Supplied material
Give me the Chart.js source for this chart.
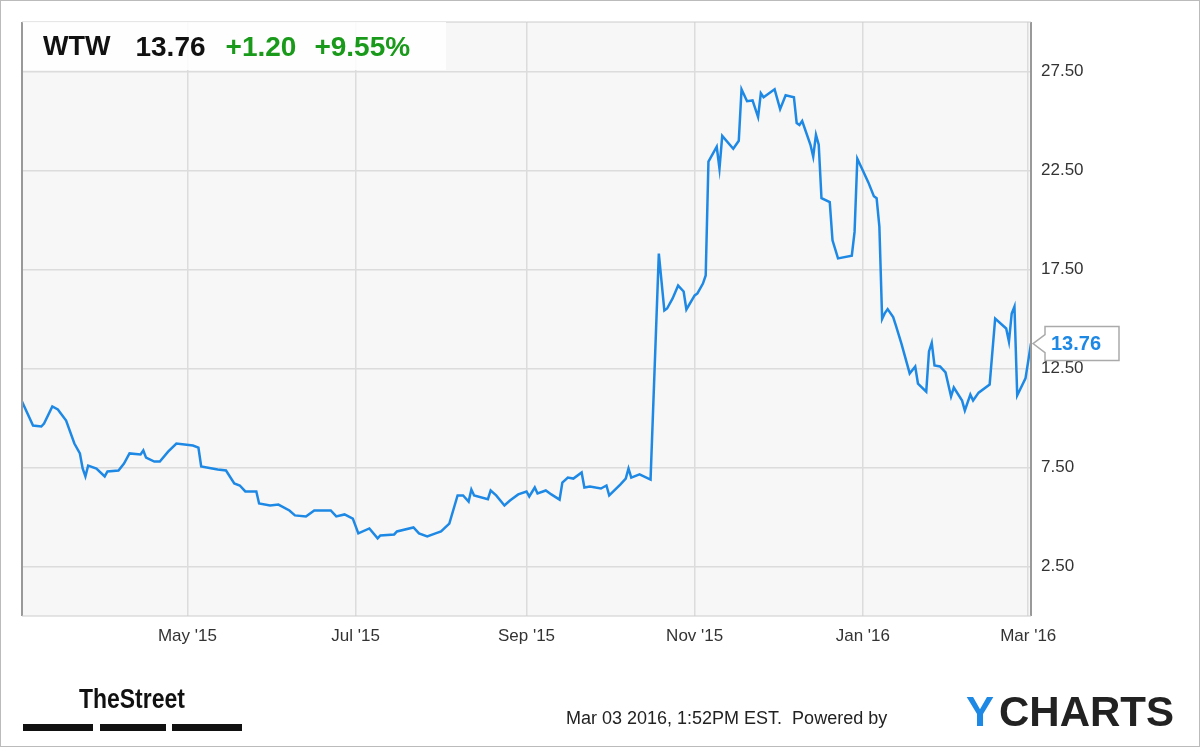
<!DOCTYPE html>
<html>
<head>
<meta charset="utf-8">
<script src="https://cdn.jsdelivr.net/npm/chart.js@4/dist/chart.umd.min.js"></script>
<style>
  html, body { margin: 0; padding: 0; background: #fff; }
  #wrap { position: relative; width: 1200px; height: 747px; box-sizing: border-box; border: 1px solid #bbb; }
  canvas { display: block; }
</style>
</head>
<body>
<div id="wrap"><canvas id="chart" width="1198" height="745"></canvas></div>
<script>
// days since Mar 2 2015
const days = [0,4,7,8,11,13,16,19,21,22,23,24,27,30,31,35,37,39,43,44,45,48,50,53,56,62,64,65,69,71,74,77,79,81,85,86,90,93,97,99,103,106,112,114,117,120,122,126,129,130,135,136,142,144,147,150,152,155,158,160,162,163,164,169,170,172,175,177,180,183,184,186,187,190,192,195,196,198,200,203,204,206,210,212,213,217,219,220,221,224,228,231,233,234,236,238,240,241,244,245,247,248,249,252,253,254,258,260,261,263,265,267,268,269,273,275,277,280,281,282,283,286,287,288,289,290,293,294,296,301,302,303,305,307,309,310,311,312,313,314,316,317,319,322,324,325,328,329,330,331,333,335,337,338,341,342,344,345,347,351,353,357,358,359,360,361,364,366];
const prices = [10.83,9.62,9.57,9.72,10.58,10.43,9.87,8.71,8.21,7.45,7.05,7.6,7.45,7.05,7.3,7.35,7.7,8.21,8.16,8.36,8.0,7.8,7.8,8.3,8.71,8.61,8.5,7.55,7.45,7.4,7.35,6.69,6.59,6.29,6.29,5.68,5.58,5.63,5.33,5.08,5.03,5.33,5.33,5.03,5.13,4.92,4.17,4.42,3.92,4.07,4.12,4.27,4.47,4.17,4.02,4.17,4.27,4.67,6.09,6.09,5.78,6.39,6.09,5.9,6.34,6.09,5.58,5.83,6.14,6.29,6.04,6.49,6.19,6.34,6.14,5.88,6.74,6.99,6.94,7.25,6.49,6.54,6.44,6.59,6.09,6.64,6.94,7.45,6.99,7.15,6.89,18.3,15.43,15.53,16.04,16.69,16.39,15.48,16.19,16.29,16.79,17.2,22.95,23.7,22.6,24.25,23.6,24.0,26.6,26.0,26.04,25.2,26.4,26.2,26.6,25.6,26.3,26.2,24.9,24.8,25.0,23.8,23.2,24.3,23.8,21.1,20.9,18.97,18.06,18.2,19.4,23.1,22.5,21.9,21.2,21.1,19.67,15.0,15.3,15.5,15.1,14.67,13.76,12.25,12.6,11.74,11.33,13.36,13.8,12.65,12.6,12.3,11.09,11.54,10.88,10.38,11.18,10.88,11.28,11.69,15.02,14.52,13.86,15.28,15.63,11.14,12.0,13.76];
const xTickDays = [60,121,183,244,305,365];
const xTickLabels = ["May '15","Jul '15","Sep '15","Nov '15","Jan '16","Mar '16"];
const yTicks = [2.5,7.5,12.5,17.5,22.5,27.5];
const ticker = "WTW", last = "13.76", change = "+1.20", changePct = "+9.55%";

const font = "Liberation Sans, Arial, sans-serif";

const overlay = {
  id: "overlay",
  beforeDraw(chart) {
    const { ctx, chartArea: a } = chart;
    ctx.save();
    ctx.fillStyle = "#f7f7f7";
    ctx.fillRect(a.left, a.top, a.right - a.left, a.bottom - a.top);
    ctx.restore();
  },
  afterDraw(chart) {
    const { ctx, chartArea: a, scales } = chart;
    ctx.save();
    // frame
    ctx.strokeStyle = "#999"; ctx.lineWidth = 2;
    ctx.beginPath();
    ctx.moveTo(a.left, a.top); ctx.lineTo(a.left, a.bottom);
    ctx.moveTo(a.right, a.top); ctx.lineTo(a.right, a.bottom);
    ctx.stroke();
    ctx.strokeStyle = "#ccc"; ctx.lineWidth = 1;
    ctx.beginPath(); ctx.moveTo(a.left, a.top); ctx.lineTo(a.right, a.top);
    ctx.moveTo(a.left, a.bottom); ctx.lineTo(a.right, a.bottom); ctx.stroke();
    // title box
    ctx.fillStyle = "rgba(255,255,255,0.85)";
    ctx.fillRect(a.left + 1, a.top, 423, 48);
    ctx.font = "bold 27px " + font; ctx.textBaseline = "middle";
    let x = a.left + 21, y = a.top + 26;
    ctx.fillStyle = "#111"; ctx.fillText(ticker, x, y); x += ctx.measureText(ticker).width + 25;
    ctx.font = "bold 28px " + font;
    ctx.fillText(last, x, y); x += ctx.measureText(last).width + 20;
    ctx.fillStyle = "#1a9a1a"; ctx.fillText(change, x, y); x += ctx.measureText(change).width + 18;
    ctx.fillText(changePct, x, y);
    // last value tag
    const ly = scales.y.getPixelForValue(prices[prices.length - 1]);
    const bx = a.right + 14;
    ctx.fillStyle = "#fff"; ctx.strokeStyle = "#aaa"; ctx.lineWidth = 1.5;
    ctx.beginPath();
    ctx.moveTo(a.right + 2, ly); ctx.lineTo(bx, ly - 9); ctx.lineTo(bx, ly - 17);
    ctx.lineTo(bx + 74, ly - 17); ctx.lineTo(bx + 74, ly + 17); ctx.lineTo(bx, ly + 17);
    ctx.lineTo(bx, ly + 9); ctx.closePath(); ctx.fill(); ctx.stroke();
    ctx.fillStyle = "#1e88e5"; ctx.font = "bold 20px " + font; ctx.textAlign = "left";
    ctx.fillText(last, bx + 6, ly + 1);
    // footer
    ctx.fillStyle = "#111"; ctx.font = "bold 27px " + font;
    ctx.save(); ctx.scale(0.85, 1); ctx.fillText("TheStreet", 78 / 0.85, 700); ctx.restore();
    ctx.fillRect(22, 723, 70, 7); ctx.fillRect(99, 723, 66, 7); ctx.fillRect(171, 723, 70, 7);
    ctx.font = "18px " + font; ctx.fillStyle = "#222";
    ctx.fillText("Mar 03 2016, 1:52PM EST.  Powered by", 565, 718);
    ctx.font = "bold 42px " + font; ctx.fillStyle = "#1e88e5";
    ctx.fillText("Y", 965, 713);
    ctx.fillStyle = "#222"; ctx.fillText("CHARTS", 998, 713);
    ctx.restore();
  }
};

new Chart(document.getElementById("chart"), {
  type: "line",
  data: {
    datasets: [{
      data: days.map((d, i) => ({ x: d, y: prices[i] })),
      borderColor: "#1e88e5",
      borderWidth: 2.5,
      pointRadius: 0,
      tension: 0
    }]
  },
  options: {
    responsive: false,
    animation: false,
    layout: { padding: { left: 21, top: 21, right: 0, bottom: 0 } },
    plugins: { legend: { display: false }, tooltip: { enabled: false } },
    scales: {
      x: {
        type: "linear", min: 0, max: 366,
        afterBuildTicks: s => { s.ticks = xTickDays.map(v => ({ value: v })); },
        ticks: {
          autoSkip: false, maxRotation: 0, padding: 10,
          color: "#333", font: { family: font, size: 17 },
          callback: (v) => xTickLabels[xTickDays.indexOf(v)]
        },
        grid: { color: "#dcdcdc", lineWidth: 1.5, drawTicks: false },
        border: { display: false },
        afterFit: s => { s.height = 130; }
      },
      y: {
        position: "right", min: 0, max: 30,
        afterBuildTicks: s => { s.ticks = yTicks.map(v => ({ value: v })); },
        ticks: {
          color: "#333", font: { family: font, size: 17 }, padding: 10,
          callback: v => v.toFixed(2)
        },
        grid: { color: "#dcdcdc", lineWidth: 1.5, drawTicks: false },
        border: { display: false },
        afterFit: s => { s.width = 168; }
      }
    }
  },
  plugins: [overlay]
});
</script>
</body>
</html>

Problem statement
Reproduce the full listing faithfully, but do not carry over any pictures.

Full output
Give me the Chart.js source for this chart.
<!DOCTYPE html>
<html>
<head>
<meta charset="utf-8">
<script src="https://cdn.jsdelivr.net/npm/chart.js@4/dist/chart.umd.min.js"></script>
<style>
  html, body { margin: 0; padding: 0; background: #fff; }
  #wrap { position: relative; width: 1200px; height: 747px; box-sizing: border-box; border: 1px solid #bbb; }
  canvas { display: block; }
</style>
</head>
<body>
<div id="wrap"><canvas id="chart" width="1198" height="745"></canvas></div>
<script>
// days since Mar 2 2015
const days = [0,4,7,8,11,13,16,19,21,22,23,24,27,30,31,35,37,39,43,44,45,48,50,53,56,62,64,65,69,71,74,77,79,81,85,86,90,93,97,99,103,106,112,114,117,120,122,126,129,130,135,136,142,144,147,150,152,155,158,160,162,163,164,169,170,172,175,177,180,183,184,186,187,190,192,195,196,198,200,203,204,206,210,212,213,217,219,220,221,224,228,231,233,234,236,238,240,241,244,245,247,248,249,252,253,254,258,260,261,263,265,267,268,269,273,275,277,280,281,282,283,286,287,288,289,290,293,294,296,301,302,303,305,307,309,310,311,312,313,314,316,317,319,322,324,325,328,329,330,331,333,335,337,338,341,342,344,345,347,351,353,357,358,359,360,361,364,366];
const prices = [10.83,9.62,9.57,9.72,10.58,10.43,9.87,8.71,8.21,7.45,7.05,7.6,7.45,7.05,7.3,7.35,7.7,8.21,8.16,8.36,8.0,7.8,7.8,8.3,8.71,8.61,8.5,7.55,7.45,7.4,7.35,6.69,6.59,6.29,6.29,5.68,5.58,5.63,5.33,5.08,5.03,5.33,5.33,5.03,5.13,4.92,4.17,4.42,3.92,4.07,4.12,4.27,4.47,4.17,4.02,4.17,4.27,4.67,6.09,6.09,5.78,6.39,6.09,5.9,6.34,6.09,5.58,5.83,6.14,6.29,6.04,6.49,6.19,6.34,6.14,5.88,6.74,6.99,6.94,7.25,6.49,6.54,6.44,6.59,6.09,6.64,6.94,7.45,6.99,7.15,6.89,18.3,15.43,15.53,16.04,16.69,16.39,15.48,16.19,16.29,16.79,17.2,22.95,23.7,22.6,24.25,23.6,24.0,26.6,26.0,26.04,25.2,26.4,26.2,26.6,25.6,26.3,26.2,24.9,24.8,25.0,23.8,23.2,24.3,23.8,21.1,20.9,18.97,18.06,18.2,19.4,23.1,22.5,21.9,21.2,21.1,19.67,15.0,15.3,15.5,15.1,14.67,13.76,12.25,12.6,11.74,11.33,13.36,13.8,12.65,12.6,12.3,11.09,11.54,10.88,10.38,11.18,10.88,11.28,11.69,15.02,14.52,13.86,15.28,15.63,11.14,12.0,13.76];
const xTickDays = [60,121,183,244,305,365];
const xTickLabels = ["May '15","Jul '15","Sep '15","Nov '15","Jan '16","Mar '16"];
const yTicks = [2.5,7.5,12.5,17.5,22.5,27.5];
const ticker = "WTW", last = "13.76", change = "+1.20", changePct = "+9.55%";

const font = "Liberation Sans, Arial, sans-serif";

const overlay = {
  id: "overlay",
  beforeDraw(chart) {
    const { ctx, chartArea: a } = chart;
    ctx.save();
    ctx.fillStyle = "#f7f7f7";
    ctx.fillRect(a.left, a.top, a.right - a.left, a.bottom - a.top);
    ctx.restore();
  },
  afterDraw(chart) {
    const { ctx, chartArea: a, scales } = chart;
    ctx.save();
    // frame
    ctx.strokeStyle = "#999"; ctx.lineWidth = 2;
    ctx.beginPath();
    ctx.moveTo(a.left, a.top); ctx.lineTo(a.left, a.bottom);
    ctx.moveTo(a.right, a.top); ctx.lineTo(a.right, a.bottom);
    ctx.stroke();
    ctx.strokeStyle = "#ccc"; ctx.lineWidth = 1;
    ctx.beginPath(); ctx.moveTo(a.left, a.top); ctx.lineTo(a.right, a.top);
    ctx.moveTo(a.left, a.bottom); ctx.lineTo(a.right, a.bottom); ctx.stroke();
    // title box
    ctx.fillStyle = "rgba(255,255,255,0.85)";
    ctx.fillRect(a.left + 1, a.top, 423, 48);
    ctx.font = "bold 27px " + font; ctx.textBaseline = "middle";
    let x = a.left + 21, y = a.top + 26;
    ctx.fillStyle = "#111"; ctx.fillText(ticker, x, y); x += ctx.measureText(ticker).width + 25;
    ctx.font = "bold 28px " + font;
    ctx.fillText(last, x, y); x += ctx.measureText(last).width + 20;
    ctx.fillStyle = "#1a9a1a"; ctx.fillText(change, x, y); x += ctx.measureText(change).width + 18;
    ctx.fillText(changePct, x, y);
    // last value tag
    const ly = scales.y.getPixelForValue(prices[prices.length - 1]);
    const bx = a.right + 14;
    ctx.fillStyle = "#fff"; ctx.strokeStyle = "#aaa"; ctx.lineWidth = 1.5;
    ctx.beginPath();
    ctx.moveTo(a.right + 2, ly); ctx.lineTo(bx, ly - 9); ctx.lineTo(bx, ly - 17);
    ctx.lineTo(bx + 74, ly - 17); ctx.lineTo(bx + 74, ly + 17); ctx.lineTo(bx, ly + 17);
    ctx.lineTo(bx, ly + 9); ctx.closePath(); ctx.fill(); ctx.stroke();
    ctx.fillStyle = "#1e88e5"; ctx.font = "bold 20px " + font; ctx.textAlign = "left";
    ctx.fillText(last, bx + 6, ly + 1);
    // footer
    ctx.fillStyle = "#111"; ctx.font = "bold 27px " + font;
    ctx.save(); ctx.scale(0.85, 1); ctx.fillText("TheStreet", 78 / 0.85, 700); ctx.restore();
    ctx.fillRect(22, 723, 70, 7); ctx.fillRect(99, 723, 66, 7); ctx.fillRect(171, 723, 70, 7);
    ctx.font = "18px " + font; ctx.fillStyle = "#222";
    ctx.fillText("Mar 03 2016, 1:52PM EST.  Powered by", 565, 718);
    ctx.font = "bold 42px " + font; ctx.fillStyle = "#1e88e5";
    ctx.fillText("Y", 965, 713);
    ctx.fillStyle = "#222"; ctx.fillText("CHARTS", 998, 713);
    ctx.restore();
  }
};

new Chart(document.getElementById("chart"), {
  type: "line",
  data: {
    datasets: [{
      data: days.map((d, i) => ({ x: d, y: prices[i] })),
      borderColor: "#1e88e5",
      borderWidth: 2.5,
      pointRadius: 0,
      tension: 0
    }]
  },
  options: {
    responsive: false,
    animation: false,
    layout: { padding: { left: 21, top: 21, right: 0, bottom: 0 } },
    plugins: { legend: { display: false }, tooltip: { enabled: false } },
    scales: {
      x: {
        type: "linear", min: 0, max: 366,
        afterBuildTicks: s => { s.ticks = xTickDays.map(v => ({ value: v })); },
        ticks: {
          autoSkip: false, maxRotation: 0, padding: 10,
          color: "#333", font: { family: font, size: 17 },
          callback: (v) => xTickLabels[xTickDays.indexOf(v)]
        },
        grid: { color: "#dcdcdc", lineWidth: 1.5, drawTicks: false },
        border: { display: false },
        afterFit: s => { s.height = 130; }
      },
      y: {
        position: "right", min: 0, max: 30,
        afterBuildTicks: s => { s.ticks = yTicks.map(v => ({ value: v })); },
        ticks: {
          color: "#333", font: { family: font, size: 17 }, padding: 10,
          callback: v => v.toFixed(2)
        },
        grid: { color: "#dcdcdc", lineWidth: 1.5, drawTicks: false },
        border: { display: false },
        afterFit: s => { s.width = 168; }
      }
    }
  },
  plugins: [overlay]
});
</script>
</body>
</html>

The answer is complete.